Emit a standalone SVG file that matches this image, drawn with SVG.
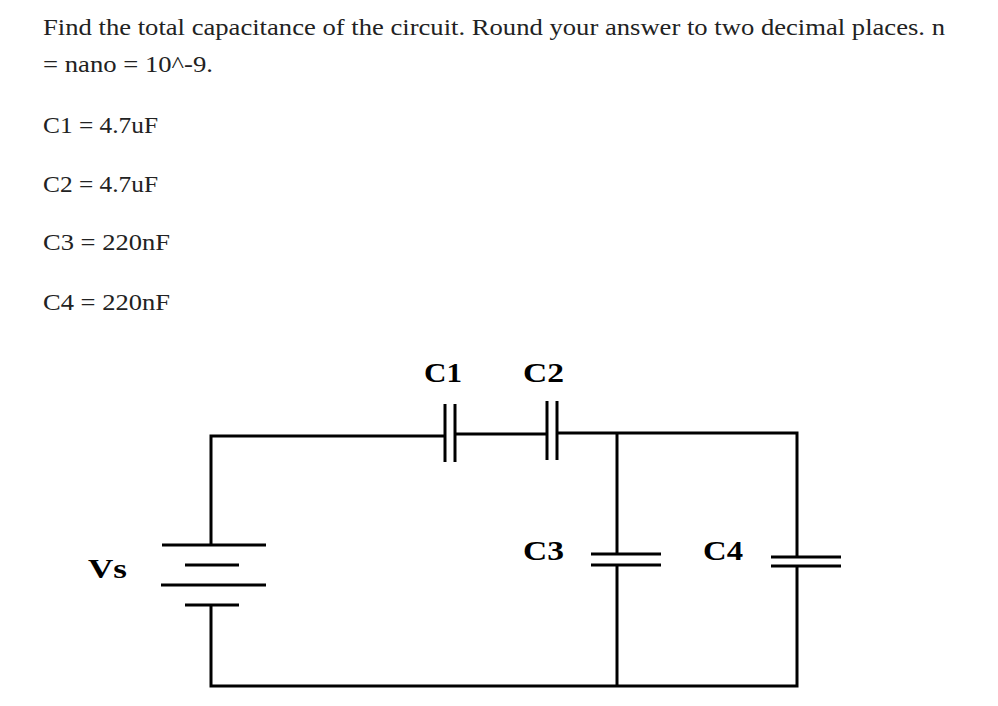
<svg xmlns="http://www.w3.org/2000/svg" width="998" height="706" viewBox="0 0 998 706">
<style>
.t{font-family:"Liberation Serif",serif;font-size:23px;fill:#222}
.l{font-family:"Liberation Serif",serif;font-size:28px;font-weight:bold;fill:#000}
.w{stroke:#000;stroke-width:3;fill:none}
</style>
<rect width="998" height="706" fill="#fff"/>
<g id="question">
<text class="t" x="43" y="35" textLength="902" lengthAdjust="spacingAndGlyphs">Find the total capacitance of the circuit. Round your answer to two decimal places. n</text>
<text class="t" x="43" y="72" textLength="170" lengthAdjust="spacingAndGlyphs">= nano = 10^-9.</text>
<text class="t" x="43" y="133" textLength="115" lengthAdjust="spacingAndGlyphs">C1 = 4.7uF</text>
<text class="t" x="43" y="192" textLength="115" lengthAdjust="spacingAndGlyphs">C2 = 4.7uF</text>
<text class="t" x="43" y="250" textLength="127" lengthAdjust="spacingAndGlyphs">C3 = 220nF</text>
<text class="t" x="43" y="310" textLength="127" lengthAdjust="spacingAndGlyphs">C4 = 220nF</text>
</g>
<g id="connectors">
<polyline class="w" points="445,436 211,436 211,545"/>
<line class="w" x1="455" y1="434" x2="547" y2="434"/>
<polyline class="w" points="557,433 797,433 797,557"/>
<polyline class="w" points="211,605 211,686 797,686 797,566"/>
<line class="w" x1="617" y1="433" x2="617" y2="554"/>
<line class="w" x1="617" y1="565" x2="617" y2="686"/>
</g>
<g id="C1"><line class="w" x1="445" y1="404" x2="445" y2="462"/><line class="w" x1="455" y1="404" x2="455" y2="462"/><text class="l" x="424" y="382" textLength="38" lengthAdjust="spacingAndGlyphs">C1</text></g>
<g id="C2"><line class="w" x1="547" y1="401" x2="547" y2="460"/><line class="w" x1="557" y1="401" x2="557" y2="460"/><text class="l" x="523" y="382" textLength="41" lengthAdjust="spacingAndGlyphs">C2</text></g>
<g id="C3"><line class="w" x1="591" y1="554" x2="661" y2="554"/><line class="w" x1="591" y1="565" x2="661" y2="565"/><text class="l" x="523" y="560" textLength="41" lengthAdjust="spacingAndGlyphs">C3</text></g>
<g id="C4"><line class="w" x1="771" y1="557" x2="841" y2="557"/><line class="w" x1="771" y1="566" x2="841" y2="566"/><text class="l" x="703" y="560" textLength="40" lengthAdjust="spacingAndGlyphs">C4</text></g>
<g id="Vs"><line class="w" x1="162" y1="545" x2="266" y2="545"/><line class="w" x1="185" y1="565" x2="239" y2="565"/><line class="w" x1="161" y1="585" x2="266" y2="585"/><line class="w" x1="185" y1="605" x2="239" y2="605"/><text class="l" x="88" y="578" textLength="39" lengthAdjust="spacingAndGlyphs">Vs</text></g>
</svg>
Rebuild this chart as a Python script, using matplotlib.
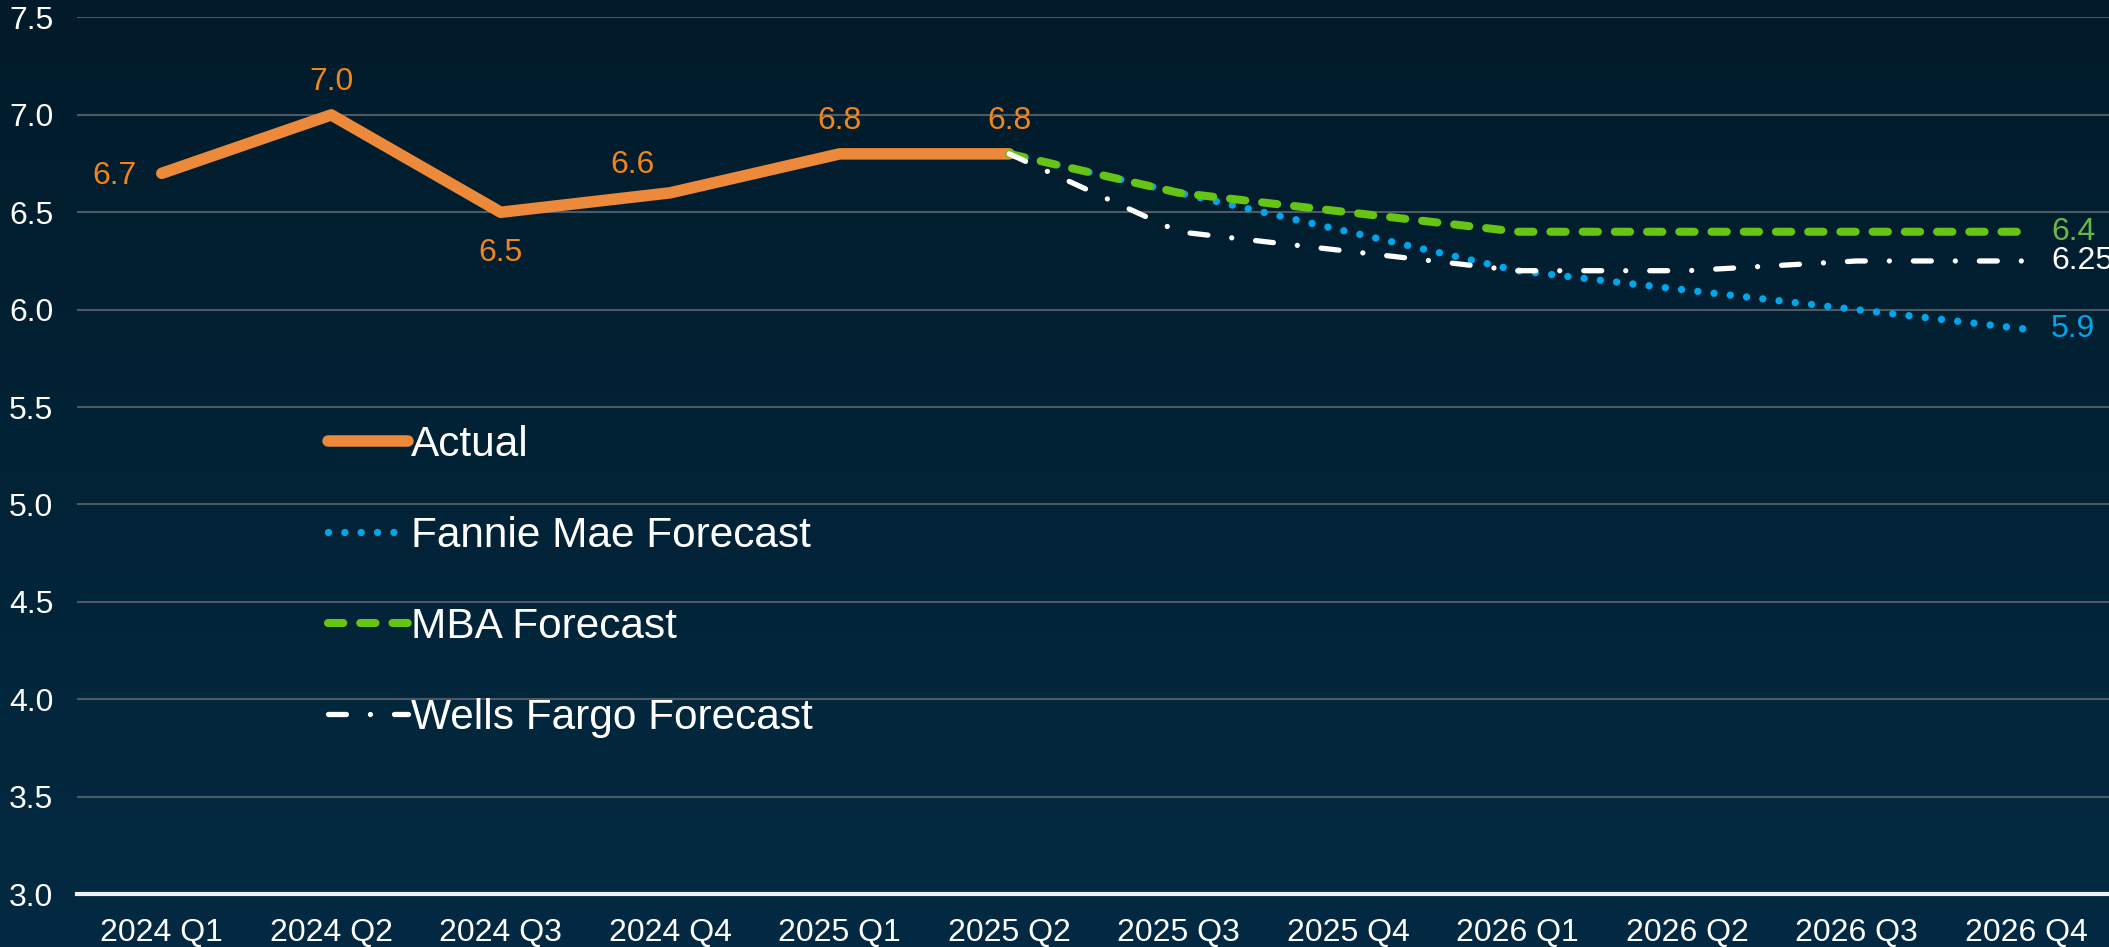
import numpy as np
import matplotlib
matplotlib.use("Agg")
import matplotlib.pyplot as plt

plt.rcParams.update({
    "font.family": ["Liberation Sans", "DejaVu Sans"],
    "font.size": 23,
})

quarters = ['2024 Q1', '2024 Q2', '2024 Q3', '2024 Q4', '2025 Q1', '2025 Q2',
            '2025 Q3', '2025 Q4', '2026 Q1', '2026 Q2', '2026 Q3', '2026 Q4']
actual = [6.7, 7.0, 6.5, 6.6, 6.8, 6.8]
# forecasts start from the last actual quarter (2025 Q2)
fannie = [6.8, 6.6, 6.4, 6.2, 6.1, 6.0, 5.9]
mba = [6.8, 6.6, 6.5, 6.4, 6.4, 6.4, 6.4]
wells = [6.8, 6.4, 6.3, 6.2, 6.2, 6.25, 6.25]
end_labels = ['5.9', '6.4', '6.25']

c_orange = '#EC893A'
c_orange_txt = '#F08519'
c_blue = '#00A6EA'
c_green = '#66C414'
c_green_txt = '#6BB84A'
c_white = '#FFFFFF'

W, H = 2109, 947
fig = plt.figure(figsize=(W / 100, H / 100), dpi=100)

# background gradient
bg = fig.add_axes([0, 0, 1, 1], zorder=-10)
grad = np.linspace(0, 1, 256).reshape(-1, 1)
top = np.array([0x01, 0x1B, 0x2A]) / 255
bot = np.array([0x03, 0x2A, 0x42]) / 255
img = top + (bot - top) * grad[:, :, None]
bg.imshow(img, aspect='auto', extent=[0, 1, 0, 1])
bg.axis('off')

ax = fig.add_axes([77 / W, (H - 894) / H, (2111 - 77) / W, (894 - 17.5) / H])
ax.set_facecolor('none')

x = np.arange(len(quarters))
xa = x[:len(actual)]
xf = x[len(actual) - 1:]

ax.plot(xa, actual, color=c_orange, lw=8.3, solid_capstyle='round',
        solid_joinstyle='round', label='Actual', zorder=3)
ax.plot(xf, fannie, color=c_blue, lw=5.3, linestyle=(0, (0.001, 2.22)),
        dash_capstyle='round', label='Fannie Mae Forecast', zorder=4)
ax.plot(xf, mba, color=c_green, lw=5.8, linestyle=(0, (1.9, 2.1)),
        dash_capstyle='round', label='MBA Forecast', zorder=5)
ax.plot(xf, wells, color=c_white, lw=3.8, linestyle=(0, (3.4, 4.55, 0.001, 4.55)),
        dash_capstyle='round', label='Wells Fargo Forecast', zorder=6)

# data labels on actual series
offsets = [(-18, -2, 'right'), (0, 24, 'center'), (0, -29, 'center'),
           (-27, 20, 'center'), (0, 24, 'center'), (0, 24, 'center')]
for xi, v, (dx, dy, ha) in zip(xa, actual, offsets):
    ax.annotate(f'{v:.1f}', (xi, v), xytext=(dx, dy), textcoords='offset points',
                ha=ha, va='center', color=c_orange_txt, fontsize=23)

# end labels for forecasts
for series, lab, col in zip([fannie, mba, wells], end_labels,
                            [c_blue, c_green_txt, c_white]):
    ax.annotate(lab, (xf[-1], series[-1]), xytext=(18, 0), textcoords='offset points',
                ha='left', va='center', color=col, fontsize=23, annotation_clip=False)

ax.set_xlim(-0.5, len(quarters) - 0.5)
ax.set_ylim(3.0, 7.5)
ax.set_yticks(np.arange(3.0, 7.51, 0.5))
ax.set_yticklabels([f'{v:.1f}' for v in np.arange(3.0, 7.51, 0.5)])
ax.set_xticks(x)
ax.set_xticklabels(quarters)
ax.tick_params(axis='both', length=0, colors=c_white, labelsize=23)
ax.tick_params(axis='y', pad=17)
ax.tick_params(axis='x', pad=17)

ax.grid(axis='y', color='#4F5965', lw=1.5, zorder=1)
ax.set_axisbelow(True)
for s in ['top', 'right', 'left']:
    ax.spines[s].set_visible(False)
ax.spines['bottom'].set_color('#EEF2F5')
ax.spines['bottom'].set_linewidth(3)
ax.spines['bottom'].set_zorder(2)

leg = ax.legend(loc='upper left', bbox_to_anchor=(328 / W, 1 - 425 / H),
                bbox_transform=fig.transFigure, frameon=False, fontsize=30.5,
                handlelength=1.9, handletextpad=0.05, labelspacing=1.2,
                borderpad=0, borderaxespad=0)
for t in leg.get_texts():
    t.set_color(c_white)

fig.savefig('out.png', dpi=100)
◆ ◆ ◆ ◆ ◆
* _Task brief_
Extract every line of the data exactly; pictures stay out.

* _Response below_
Emit a standalone SVG file that matches this image, drawn with SVG.
<svg xmlns="http://www.w3.org/2000/svg" width="998" height="706" viewBox="0 0 998 706">
<style>
.t{font-family:"Liberation Serif",serif;font-size:23px;fill:#222}
.l{font-family:"Liberation Serif",serif;font-size:28px;font-weight:bold;fill:#000}
.w{stroke:#000;stroke-width:3;fill:none}
</style>
<rect width="998" height="706" fill="#fff"/>
<g id="question">
<text class="t" x="43" y="35" textLength="902" lengthAdjust="spacingAndGlyphs">Find the total capacitance of the circuit. Round your answer to two decimal places. n</text>
<text class="t" x="43" y="72" textLength="170" lengthAdjust="spacingAndGlyphs">= nano = 10^-9.</text>
<text class="t" x="43" y="133" textLength="115" lengthAdjust="spacingAndGlyphs">C1 = 4.7uF</text>
<text class="t" x="43" y="192" textLength="115" lengthAdjust="spacingAndGlyphs">C2 = 4.7uF</text>
<text class="t" x="43" y="250" textLength="127" lengthAdjust="spacingAndGlyphs">C3 = 220nF</text>
<text class="t" x="43" y="310" textLength="127" lengthAdjust="spacingAndGlyphs">C4 = 220nF</text>
</g>
<g id="connectors">
<polyline class="w" points="445,436 211,436 211,545"/>
<line class="w" x1="455" y1="434" x2="547" y2="434"/>
<polyline class="w" points="557,433 797,433 797,557"/>
<polyline class="w" points="211,605 211,686 797,686 797,566"/>
<line class="w" x1="617" y1="433" x2="617" y2="554"/>
<line class="w" x1="617" y1="565" x2="617" y2="686"/>
</g>
<g id="C1"><line class="w" x1="445" y1="404" x2="445" y2="462"/><line class="w" x1="455" y1="404" x2="455" y2="462"/><text class="l" x="424" y="382" textLength="38" lengthAdjust="spacingAndGlyphs">C1</text></g>
<g id="C2"><line class="w" x1="547" y1="401" x2="547" y2="460"/><line class="w" x1="557" y1="401" x2="557" y2="460"/><text class="l" x="523" y="382" textLength="41" lengthAdjust="spacingAndGlyphs">C2</text></g>
<g id="C3"><line class="w" x1="591" y1="554" x2="661" y2="554"/><line class="w" x1="591" y1="565" x2="661" y2="565"/><text class="l" x="523" y="560" textLength="41" lengthAdjust="spacingAndGlyphs">C3</text></g>
<g id="C4"><line class="w" x1="771" y1="557" x2="841" y2="557"/><line class="w" x1="771" y1="566" x2="841" y2="566"/><text class="l" x="703" y="560" textLength="40" lengthAdjust="spacingAndGlyphs">C4</text></g>
<g id="Vs"><line class="w" x1="162" y1="545" x2="266" y2="545"/><line class="w" x1="185" y1="565" x2="239" y2="565"/><line class="w" x1="161" y1="585" x2="266" y2="585"/><line class="w" x1="185" y1="605" x2="239" y2="605"/><text class="l" x="88" y="578" textLength="39" lengthAdjust="spacingAndGlyphs">Vs</text></g>
</svg>
Rebuild this chart as a Python script, using matplotlib.
import numpy as np
import matplotlib
matplotlib.use("Agg")
import matplotlib.pyplot as plt

plt.rcParams.update({
    "font.family": ["Liberation Sans", "DejaVu Sans"],
    "font.size": 23,
})

quarters = ['2024 Q1', '2024 Q2', '2024 Q3', '2024 Q4', '2025 Q1', '2025 Q2',
            '2025 Q3', '2025 Q4', '2026 Q1', '2026 Q2', '2026 Q3', '2026 Q4']
actual = [6.7, 7.0, 6.5, 6.6, 6.8, 6.8]
# forecasts start from the last actual quarter (2025 Q2)
fannie = [6.8, 6.6, 6.4, 6.2, 6.1, 6.0, 5.9]
mba = [6.8, 6.6, 6.5, 6.4, 6.4, 6.4, 6.4]
wells = [6.8, 6.4, 6.3, 6.2, 6.2, 6.25, 6.25]
end_labels = ['5.9', '6.4', '6.25']

c_orange = '#EC893A'
c_orange_txt = '#F08519'
c_blue = '#00A6EA'
c_green = '#66C414'
c_green_txt = '#6BB84A'
c_white = '#FFFFFF'

W, H = 2109, 947
fig = plt.figure(figsize=(W / 100, H / 100), dpi=100)

# background gradient
bg = fig.add_axes([0, 0, 1, 1], zorder=-10)
grad = np.linspace(0, 1, 256).reshape(-1, 1)
top = np.array([0x01, 0x1B, 0x2A]) / 255
bot = np.array([0x03, 0x2A, 0x42]) / 255
img = top + (bot - top) * grad[:, :, None]
bg.imshow(img, aspect='auto', extent=[0, 1, 0, 1])
bg.axis('off')

ax = fig.add_axes([77 / W, (H - 894) / H, (2111 - 77) / W, (894 - 17.5) / H])
ax.set_facecolor('none')

x = np.arange(len(quarters))
xa = x[:len(actual)]
xf = x[len(actual) - 1:]

ax.plot(xa, actual, color=c_orange, lw=8.3, solid_capstyle='round',
        solid_joinstyle='round', label='Actual', zorder=3)
ax.plot(xf, fannie, color=c_blue, lw=5.3, linestyle=(0, (0.001, 2.22)),
        dash_capstyle='round', label='Fannie Mae Forecast', zorder=4)
ax.plot(xf, mba, color=c_green, lw=5.8, linestyle=(0, (1.9, 2.1)),
        dash_capstyle='round', label='MBA Forecast', zorder=5)
ax.plot(xf, wells, color=c_white, lw=3.8, linestyle=(0, (3.4, 4.55, 0.001, 4.55)),
        dash_capstyle='round', label='Wells Fargo Forecast', zorder=6)

# data labels on actual series
offsets = [(-18, -2, 'right'), (0, 24, 'center'), (0, -29, 'center'),
           (-27, 20, 'center'), (0, 24, 'center'), (0, 24, 'center')]
for xi, v, (dx, dy, ha) in zip(xa, actual, offsets):
    ax.annotate(f'{v:.1f}', (xi, v), xytext=(dx, dy), textcoords='offset points',
                ha=ha, va='center', color=c_orange_txt, fontsize=23)

# end labels for forecasts
for series, lab, col in zip([fannie, mba, wells], end_labels,
                            [c_blue, c_green_txt, c_white]):
    ax.annotate(lab, (xf[-1], series[-1]), xytext=(18, 0), textcoords='offset points',
                ha='left', va='center', color=col, fontsize=23, annotation_clip=False)

ax.set_xlim(-0.5, len(quarters) - 0.5)
ax.set_ylim(3.0, 7.5)
ax.set_yticks(np.arange(3.0, 7.51, 0.5))
ax.set_yticklabels([f'{v:.1f}' for v in np.arange(3.0, 7.51, 0.5)])
ax.set_xticks(x)
ax.set_xticklabels(quarters)
ax.tick_params(axis='both', length=0, colors=c_white, labelsize=23)
ax.tick_params(axis='y', pad=17)
ax.tick_params(axis='x', pad=17)

ax.grid(axis='y', color='#4F5965', lw=1.5, zorder=1)
ax.set_axisbelow(True)
for s in ['top', 'right', 'left']:
    ax.spines[s].set_visible(False)
ax.spines['bottom'].set_color('#EEF2F5')
ax.spines['bottom'].set_linewidth(3)
ax.spines['bottom'].set_zorder(2)

leg = ax.legend(loc='upper left', bbox_to_anchor=(328 / W, 1 - 425 / H),
                bbox_transform=fig.transFigure, frameon=False, fontsize=30.5,
                handlelength=1.9, handletextpad=0.05, labelspacing=1.2,
                borderpad=0, borderaxespad=0)
for t in leg.get_texts():
    t.set_color(c_white)

fig.savefig('out.png', dpi=100)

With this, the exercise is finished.